<<<<

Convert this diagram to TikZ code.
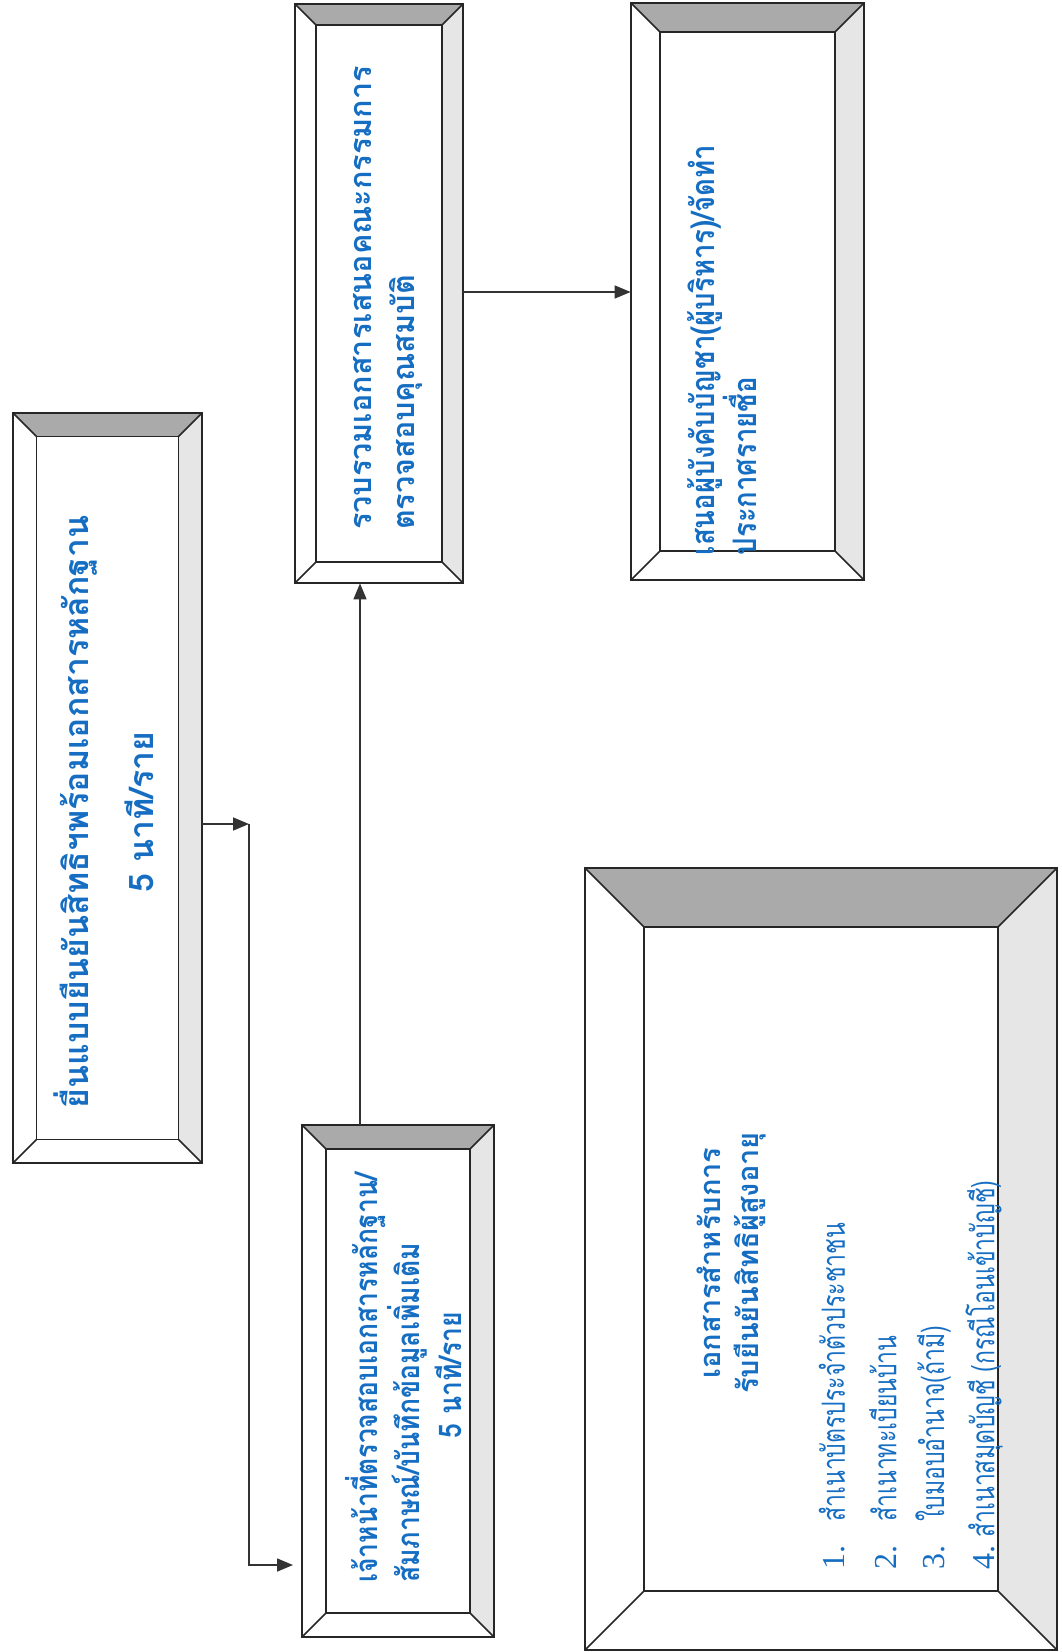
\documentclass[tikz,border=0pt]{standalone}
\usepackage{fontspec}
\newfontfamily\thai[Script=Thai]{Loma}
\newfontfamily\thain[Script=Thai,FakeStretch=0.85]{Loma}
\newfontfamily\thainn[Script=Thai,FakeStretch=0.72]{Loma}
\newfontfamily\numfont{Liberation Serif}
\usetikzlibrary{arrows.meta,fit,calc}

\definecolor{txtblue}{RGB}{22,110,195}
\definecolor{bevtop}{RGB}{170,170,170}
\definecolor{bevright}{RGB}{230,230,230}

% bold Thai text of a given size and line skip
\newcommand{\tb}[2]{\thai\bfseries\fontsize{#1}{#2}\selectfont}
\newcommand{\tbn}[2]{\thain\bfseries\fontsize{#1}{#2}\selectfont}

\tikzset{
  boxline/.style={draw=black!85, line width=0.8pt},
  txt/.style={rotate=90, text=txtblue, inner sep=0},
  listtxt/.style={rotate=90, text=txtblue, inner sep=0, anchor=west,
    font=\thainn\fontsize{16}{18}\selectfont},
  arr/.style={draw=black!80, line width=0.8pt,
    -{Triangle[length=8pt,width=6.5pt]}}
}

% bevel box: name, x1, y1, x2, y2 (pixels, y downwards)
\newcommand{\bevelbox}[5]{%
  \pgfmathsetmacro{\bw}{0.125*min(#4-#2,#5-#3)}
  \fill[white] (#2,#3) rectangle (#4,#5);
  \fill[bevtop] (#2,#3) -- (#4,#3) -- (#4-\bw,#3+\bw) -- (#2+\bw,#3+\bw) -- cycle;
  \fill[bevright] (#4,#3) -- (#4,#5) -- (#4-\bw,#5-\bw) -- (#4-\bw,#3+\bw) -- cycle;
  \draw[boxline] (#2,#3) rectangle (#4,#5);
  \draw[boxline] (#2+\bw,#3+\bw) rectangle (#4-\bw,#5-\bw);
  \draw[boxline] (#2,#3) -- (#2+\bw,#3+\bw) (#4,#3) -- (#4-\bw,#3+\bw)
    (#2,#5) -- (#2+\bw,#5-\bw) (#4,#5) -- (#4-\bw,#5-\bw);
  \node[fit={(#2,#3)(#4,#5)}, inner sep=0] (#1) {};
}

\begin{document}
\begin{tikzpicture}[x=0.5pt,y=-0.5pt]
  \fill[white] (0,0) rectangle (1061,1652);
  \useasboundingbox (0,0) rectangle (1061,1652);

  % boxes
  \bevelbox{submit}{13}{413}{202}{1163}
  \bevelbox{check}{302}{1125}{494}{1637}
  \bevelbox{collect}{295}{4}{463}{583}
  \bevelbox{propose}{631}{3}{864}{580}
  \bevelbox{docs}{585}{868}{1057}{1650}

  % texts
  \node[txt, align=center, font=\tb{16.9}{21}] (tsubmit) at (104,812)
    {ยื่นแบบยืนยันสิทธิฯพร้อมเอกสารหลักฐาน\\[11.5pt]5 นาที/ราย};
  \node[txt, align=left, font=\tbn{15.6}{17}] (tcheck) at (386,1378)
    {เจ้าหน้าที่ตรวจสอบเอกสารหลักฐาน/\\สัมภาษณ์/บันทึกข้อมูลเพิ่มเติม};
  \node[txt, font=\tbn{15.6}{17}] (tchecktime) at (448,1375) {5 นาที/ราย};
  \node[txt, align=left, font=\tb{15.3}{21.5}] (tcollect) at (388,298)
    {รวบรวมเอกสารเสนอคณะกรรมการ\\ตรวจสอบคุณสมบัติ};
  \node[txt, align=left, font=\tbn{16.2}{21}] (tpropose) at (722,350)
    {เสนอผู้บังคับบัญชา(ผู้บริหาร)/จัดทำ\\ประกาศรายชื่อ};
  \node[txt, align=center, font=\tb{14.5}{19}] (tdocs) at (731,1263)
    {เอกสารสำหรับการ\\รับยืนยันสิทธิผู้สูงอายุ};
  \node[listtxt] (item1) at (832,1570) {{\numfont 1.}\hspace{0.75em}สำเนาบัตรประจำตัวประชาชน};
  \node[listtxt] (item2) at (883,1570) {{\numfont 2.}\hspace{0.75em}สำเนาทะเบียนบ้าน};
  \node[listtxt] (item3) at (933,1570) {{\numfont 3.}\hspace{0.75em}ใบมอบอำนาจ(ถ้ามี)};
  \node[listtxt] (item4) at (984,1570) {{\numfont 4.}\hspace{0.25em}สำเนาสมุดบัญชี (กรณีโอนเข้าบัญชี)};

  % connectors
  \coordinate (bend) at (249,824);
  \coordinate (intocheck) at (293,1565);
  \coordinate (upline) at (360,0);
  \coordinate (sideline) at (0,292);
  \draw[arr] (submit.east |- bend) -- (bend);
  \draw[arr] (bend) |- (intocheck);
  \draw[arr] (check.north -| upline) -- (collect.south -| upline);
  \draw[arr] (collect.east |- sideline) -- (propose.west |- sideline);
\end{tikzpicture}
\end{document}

>>>>
<<<<

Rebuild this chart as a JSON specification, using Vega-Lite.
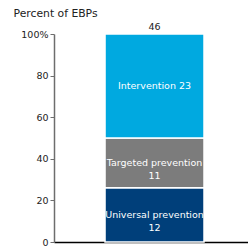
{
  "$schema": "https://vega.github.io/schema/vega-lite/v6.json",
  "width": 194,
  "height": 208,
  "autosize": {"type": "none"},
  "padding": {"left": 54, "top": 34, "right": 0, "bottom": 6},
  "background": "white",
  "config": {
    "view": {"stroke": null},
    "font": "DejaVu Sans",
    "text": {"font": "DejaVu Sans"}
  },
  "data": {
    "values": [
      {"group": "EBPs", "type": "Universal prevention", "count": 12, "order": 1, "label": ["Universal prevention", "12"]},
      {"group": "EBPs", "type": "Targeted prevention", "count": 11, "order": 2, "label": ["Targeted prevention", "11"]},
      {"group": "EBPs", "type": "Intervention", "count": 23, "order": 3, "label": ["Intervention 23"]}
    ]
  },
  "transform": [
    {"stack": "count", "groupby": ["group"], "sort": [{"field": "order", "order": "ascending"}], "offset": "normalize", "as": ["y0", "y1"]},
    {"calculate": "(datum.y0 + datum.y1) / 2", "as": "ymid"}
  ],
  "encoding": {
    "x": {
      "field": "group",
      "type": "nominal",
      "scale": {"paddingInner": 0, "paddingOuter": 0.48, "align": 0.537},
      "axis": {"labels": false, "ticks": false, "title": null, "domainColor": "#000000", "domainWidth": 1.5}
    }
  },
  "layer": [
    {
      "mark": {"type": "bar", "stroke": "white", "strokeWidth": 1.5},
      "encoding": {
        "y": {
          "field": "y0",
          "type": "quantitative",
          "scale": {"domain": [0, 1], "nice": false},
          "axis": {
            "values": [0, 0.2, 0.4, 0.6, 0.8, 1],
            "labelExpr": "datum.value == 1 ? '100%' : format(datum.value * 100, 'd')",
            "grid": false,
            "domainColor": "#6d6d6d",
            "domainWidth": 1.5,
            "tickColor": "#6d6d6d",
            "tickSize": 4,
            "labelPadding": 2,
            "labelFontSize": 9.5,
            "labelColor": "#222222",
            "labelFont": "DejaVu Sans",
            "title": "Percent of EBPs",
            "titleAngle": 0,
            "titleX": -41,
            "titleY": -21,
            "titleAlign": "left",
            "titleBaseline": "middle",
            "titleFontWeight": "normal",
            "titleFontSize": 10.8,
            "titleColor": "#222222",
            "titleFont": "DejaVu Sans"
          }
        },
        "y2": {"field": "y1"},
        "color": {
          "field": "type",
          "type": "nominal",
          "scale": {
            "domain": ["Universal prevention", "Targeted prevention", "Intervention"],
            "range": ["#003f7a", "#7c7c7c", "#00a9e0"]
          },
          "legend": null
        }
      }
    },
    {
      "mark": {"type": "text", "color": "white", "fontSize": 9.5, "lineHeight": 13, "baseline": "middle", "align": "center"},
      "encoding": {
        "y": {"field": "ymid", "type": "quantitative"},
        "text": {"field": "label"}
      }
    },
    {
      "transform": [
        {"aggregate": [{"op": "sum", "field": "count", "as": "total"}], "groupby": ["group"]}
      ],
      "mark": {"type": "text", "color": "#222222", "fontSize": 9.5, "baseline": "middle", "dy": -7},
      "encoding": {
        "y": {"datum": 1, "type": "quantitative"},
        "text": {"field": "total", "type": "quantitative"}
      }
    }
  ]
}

>>>>
<<<<

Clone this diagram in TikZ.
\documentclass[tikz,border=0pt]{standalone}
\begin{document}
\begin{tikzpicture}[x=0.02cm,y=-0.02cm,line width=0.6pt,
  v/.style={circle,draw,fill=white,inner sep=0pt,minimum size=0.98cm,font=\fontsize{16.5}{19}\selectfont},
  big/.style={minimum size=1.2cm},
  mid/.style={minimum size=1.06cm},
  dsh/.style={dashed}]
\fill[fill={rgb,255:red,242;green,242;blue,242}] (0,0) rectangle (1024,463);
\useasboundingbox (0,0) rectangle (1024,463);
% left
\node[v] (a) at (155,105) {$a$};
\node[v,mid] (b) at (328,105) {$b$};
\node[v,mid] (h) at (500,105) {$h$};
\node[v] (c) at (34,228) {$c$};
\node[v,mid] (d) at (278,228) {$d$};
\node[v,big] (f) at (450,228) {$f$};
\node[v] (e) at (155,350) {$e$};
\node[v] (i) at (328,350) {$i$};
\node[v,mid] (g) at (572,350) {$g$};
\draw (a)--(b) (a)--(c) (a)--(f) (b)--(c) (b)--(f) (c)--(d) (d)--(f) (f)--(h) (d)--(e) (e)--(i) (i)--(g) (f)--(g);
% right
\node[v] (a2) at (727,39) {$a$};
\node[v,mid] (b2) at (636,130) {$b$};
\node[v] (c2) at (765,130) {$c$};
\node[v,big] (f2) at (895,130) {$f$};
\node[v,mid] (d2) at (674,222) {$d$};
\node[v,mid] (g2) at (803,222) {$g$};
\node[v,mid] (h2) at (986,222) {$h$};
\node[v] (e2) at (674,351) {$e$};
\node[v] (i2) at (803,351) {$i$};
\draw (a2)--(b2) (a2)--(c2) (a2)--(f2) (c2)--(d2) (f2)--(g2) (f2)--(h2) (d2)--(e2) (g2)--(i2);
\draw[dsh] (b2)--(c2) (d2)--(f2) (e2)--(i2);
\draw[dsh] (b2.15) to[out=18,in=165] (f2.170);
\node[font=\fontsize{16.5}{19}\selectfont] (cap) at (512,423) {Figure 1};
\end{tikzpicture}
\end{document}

>>>>

• **Your instructions**
Pick each line holding the word "diagram" out of the data and copy it.

• **Answer**
Convert this diagram to TikZ code.
Clone this diagram in TikZ.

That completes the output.